Markets react positively to the U.S.-Iran ceasefire announcement: S&P 500 +2.5%, Nasdaq +3%, Dow +2.6%, oil prices lower (WTI/Brent near $94), gold +1%, dollar index slightly down.
Delta Airlines shares surge >6% following a Q1 earnings beat; its oil refinery operations provided a $300M benefit to Q2 expenses, highlighting a strategic cost advantage.
The ceasefire is described as "fragile" and "tenuous"; the Strait of Hormuz is not yet fully reopened to oil tankers due to ongoing Israeli operations against Hezbollah in Lebanon.
General McKenzie assesses the U.S. achieved a significant operational military victory, degrading Iran's air force, navy, missile program, and nuclear infrastructure.
McKenzie notes the hard part is ahead: turning military victory into a lasting strategic outcome via negotiations, citing Iran as "brilliant negotiators."
He raises a structural concern: the U.S. defense industrial base is "too small" and "inefficient" to quickly replenish munitions stockpiles, though initiatives are underway.

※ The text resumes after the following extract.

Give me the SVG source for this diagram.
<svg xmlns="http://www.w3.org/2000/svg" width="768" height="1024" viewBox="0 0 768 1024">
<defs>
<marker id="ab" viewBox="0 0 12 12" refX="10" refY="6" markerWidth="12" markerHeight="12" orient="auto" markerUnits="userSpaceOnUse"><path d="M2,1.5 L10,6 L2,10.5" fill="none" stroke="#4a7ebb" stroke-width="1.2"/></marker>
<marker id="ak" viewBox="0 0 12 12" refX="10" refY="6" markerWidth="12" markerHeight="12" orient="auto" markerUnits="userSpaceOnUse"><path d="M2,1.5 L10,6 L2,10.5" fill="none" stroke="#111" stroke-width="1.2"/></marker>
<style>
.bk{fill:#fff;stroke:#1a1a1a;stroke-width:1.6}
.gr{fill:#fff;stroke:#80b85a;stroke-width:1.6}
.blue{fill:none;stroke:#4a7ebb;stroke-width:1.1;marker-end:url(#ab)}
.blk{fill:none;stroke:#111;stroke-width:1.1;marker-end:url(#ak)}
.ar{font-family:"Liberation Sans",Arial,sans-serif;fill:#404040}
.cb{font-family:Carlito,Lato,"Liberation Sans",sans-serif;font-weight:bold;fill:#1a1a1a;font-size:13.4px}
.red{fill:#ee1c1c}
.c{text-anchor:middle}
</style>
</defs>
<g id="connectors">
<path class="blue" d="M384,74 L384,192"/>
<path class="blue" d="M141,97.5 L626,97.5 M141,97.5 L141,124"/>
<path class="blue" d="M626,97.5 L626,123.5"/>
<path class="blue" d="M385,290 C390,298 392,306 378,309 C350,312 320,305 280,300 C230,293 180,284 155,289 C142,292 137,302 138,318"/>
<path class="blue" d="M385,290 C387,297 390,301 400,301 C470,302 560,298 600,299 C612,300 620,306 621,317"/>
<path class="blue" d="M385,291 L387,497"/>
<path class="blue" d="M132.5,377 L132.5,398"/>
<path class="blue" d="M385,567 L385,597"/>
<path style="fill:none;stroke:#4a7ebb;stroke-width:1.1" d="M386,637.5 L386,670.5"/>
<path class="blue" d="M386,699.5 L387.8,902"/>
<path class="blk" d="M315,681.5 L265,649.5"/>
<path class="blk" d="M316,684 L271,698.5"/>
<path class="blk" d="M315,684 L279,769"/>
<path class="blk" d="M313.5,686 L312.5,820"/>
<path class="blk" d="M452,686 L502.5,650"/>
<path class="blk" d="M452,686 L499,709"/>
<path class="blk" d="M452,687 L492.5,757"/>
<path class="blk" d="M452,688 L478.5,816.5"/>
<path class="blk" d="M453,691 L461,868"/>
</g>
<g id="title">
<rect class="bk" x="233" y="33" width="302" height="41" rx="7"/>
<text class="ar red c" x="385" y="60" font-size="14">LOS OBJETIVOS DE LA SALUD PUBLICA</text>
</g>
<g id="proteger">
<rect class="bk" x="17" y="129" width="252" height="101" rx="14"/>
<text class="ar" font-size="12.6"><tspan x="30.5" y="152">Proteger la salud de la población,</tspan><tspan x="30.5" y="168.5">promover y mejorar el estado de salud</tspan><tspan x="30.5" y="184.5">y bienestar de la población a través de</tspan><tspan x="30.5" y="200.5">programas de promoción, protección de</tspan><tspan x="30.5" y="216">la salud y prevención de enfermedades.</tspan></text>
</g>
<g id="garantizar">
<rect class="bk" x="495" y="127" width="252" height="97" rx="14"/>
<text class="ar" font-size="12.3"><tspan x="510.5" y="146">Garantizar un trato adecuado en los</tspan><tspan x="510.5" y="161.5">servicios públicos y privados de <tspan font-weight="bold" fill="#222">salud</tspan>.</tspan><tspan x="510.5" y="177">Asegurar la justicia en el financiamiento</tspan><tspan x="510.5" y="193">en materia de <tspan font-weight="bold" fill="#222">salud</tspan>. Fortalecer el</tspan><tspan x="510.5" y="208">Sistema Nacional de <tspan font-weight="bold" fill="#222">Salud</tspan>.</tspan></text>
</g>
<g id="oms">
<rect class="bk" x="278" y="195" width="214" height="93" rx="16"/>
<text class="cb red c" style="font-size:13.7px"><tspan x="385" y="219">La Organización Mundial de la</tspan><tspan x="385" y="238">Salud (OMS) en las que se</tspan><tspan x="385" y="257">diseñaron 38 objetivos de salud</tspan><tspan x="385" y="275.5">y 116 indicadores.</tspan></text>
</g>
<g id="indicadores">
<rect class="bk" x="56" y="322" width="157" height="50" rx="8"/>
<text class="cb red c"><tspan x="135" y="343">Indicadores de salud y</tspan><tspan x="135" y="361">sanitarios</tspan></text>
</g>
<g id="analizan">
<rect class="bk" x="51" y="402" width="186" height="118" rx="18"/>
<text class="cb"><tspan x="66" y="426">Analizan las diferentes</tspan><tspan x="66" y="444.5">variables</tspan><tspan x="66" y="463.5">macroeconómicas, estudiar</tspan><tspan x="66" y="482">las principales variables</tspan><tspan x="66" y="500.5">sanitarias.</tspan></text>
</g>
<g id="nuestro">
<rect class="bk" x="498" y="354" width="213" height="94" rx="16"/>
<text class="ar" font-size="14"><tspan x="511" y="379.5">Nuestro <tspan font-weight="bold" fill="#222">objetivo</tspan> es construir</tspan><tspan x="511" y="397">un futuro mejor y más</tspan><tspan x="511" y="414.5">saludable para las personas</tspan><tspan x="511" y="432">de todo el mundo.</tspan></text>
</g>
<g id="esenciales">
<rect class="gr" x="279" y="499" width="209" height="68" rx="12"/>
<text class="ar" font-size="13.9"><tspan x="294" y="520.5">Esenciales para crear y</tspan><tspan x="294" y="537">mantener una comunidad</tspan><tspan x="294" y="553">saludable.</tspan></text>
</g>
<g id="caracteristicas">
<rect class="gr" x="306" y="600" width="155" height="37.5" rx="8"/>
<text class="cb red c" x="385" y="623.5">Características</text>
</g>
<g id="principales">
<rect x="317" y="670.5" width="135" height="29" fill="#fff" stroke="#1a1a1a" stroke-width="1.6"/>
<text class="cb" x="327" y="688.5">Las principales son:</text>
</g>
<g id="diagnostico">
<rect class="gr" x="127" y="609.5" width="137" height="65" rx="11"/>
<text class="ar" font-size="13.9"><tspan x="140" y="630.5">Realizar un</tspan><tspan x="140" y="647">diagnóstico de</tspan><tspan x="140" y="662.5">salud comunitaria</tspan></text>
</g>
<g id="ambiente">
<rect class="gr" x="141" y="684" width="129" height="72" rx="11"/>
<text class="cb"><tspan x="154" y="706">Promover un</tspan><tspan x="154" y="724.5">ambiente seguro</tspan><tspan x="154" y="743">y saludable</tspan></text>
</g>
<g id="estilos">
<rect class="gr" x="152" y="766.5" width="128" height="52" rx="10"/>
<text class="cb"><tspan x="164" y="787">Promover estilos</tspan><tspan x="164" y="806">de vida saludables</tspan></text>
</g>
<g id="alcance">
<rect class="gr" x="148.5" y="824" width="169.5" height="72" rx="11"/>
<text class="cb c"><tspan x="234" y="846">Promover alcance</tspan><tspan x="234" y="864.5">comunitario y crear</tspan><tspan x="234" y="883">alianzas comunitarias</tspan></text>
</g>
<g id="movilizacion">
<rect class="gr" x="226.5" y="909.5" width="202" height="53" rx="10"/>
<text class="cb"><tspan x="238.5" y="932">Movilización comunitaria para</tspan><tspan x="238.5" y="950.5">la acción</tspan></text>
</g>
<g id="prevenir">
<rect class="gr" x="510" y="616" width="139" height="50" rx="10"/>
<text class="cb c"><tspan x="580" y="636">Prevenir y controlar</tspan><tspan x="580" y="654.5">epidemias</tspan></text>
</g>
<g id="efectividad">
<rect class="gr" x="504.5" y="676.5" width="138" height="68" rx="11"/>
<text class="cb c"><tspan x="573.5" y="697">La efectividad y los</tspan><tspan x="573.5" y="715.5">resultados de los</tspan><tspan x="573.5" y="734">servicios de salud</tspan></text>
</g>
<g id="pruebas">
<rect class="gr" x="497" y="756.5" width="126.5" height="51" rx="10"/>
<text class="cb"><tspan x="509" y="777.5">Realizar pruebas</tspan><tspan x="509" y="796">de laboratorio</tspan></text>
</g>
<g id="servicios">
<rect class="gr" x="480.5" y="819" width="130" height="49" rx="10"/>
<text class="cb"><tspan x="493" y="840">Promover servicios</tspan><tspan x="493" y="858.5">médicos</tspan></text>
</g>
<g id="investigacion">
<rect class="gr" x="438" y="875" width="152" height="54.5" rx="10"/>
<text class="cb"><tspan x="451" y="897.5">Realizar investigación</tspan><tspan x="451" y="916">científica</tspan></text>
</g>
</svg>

White House Press Secretary Leavitt details extensive destruction of Iranian military assets and states the ceasefire is conditional on the "free, safe, and immediate" reopening of the Strait of Hormuz.
The political panel views the upcoming Senate War Powers Resolution vote as largely performative; Democrats aim to politicize the unpopular war, but Republicans control Congress.
A key uncertainty is whether Israel's separate conflict with Hezbollah in Lebanon will be folded into the ceasefire, which Iran demands but the U.S. and Israel currently reject.
Another critical negotiation point: the U.S. demands Iran cease all uranium enrichment and surrender its existing stockpile, a stated "red line" for President Trump.